#### [TASK OBJECTIVE]
Each line that holds the word "this" is to be identified and copied.

#### [DATA LINES]

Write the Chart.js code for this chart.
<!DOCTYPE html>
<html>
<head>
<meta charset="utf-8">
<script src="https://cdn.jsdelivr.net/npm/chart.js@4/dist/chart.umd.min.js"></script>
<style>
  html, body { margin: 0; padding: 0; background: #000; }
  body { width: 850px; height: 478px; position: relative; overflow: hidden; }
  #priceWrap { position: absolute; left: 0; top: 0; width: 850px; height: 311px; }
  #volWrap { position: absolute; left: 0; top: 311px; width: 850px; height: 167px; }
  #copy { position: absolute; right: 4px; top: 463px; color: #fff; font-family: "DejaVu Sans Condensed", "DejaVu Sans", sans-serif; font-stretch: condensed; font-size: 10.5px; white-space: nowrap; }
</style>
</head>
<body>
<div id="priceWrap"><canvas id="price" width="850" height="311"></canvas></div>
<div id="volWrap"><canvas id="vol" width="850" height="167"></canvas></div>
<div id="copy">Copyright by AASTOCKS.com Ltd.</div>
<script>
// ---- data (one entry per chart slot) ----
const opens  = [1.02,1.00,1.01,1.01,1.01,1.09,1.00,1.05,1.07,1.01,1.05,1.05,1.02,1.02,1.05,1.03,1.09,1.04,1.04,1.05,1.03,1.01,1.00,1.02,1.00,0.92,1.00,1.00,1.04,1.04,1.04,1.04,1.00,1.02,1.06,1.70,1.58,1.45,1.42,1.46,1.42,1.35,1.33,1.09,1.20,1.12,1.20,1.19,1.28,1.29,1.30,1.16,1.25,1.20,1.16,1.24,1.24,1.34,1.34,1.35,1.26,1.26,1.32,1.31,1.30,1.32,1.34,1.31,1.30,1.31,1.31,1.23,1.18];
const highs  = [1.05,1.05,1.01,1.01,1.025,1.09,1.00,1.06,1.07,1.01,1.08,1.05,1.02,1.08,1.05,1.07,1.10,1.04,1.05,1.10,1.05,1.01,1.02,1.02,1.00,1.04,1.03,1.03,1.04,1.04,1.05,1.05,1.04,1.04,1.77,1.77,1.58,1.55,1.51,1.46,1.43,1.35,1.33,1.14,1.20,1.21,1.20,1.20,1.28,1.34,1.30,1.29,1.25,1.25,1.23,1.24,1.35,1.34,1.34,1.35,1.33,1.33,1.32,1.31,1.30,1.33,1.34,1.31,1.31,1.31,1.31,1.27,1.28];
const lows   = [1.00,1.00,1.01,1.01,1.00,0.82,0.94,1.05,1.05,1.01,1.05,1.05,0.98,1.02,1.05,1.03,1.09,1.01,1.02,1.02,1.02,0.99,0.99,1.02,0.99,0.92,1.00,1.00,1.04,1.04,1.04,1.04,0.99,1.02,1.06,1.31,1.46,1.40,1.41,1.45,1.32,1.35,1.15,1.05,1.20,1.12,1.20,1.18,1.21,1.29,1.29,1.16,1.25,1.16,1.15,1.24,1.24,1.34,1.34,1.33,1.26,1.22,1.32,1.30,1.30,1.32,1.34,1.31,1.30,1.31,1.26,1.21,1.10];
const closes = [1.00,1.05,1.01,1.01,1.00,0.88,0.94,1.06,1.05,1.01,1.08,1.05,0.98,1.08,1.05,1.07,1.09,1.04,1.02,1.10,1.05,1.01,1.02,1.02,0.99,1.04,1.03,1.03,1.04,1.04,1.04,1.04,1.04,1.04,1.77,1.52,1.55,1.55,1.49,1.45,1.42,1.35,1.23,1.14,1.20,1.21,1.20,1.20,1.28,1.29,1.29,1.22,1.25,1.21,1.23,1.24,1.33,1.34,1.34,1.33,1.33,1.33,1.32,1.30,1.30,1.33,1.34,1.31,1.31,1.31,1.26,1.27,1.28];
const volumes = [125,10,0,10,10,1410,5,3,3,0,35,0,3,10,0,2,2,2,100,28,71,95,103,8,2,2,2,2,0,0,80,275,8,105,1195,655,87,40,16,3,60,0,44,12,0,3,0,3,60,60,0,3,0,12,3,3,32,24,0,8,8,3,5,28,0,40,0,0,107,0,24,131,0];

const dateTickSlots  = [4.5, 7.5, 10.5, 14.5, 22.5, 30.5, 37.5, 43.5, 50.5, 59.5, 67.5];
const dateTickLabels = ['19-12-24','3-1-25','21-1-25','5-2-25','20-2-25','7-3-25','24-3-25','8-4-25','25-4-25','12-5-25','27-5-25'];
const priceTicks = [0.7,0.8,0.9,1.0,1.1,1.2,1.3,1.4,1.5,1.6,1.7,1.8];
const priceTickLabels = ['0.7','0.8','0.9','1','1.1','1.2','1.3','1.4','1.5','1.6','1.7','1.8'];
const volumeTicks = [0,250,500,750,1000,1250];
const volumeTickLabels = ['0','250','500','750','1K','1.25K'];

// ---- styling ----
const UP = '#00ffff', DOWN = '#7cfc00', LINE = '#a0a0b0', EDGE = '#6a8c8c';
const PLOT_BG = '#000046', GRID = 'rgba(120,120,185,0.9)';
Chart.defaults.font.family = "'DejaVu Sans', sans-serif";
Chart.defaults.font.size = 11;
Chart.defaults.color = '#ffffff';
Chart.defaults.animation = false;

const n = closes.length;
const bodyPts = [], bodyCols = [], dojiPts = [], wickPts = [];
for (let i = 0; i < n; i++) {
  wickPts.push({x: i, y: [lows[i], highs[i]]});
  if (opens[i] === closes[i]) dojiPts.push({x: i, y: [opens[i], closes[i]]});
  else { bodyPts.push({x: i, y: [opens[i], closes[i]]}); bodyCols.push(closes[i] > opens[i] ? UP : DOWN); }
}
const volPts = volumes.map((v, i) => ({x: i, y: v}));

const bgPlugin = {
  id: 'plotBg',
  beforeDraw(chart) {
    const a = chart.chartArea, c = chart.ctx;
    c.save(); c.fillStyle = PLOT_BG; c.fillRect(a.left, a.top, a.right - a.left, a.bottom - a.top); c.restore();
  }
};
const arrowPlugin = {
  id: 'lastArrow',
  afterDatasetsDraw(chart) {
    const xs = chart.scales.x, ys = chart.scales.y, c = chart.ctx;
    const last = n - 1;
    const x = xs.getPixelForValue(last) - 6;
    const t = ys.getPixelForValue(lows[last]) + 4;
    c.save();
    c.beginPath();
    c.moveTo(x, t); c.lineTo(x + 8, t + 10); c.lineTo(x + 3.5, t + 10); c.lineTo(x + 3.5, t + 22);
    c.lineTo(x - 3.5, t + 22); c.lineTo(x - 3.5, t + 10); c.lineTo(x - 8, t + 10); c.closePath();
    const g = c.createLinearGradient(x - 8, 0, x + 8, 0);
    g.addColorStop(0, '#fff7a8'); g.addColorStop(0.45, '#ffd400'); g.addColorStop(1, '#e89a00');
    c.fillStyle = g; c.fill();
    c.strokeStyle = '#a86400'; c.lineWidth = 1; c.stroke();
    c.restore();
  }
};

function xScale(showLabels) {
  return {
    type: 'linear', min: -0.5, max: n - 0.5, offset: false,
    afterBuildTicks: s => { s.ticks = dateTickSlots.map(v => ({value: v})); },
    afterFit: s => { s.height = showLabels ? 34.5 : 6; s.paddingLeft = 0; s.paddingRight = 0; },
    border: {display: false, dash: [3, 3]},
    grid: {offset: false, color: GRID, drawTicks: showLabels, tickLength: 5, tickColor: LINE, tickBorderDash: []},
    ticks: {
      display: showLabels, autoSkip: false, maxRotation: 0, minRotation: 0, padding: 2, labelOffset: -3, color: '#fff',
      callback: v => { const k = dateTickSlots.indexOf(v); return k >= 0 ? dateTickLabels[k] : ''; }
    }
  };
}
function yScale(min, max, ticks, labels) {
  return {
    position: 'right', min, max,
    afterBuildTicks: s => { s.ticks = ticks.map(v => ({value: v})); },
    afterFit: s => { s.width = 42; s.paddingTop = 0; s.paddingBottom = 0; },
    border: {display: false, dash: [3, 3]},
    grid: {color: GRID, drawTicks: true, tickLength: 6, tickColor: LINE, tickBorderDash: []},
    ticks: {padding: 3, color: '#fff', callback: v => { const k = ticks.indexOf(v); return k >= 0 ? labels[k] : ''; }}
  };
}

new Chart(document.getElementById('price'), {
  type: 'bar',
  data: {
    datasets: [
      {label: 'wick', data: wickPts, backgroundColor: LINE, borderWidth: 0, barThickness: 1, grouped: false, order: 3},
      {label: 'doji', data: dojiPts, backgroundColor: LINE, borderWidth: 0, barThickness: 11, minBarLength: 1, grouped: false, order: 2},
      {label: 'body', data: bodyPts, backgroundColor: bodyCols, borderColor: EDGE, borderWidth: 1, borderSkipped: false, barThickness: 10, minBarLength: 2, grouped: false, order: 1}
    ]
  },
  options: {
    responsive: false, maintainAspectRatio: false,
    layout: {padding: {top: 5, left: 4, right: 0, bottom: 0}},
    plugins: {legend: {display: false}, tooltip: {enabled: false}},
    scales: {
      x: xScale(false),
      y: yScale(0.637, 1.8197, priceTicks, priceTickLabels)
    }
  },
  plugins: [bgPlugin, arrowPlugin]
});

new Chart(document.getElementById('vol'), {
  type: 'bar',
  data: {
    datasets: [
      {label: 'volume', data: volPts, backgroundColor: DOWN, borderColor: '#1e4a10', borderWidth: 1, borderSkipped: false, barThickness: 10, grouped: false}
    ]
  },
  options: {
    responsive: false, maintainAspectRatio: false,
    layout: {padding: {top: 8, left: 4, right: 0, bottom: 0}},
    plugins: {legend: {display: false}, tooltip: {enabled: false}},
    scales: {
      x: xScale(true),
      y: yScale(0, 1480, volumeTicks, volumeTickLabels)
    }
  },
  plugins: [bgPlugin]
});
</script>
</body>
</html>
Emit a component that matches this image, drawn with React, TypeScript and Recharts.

#### [TASK SOLUTION]
Write the Chart.js code for this chart.
Emit a component that matches this image, drawn with React, TypeScript and Recharts.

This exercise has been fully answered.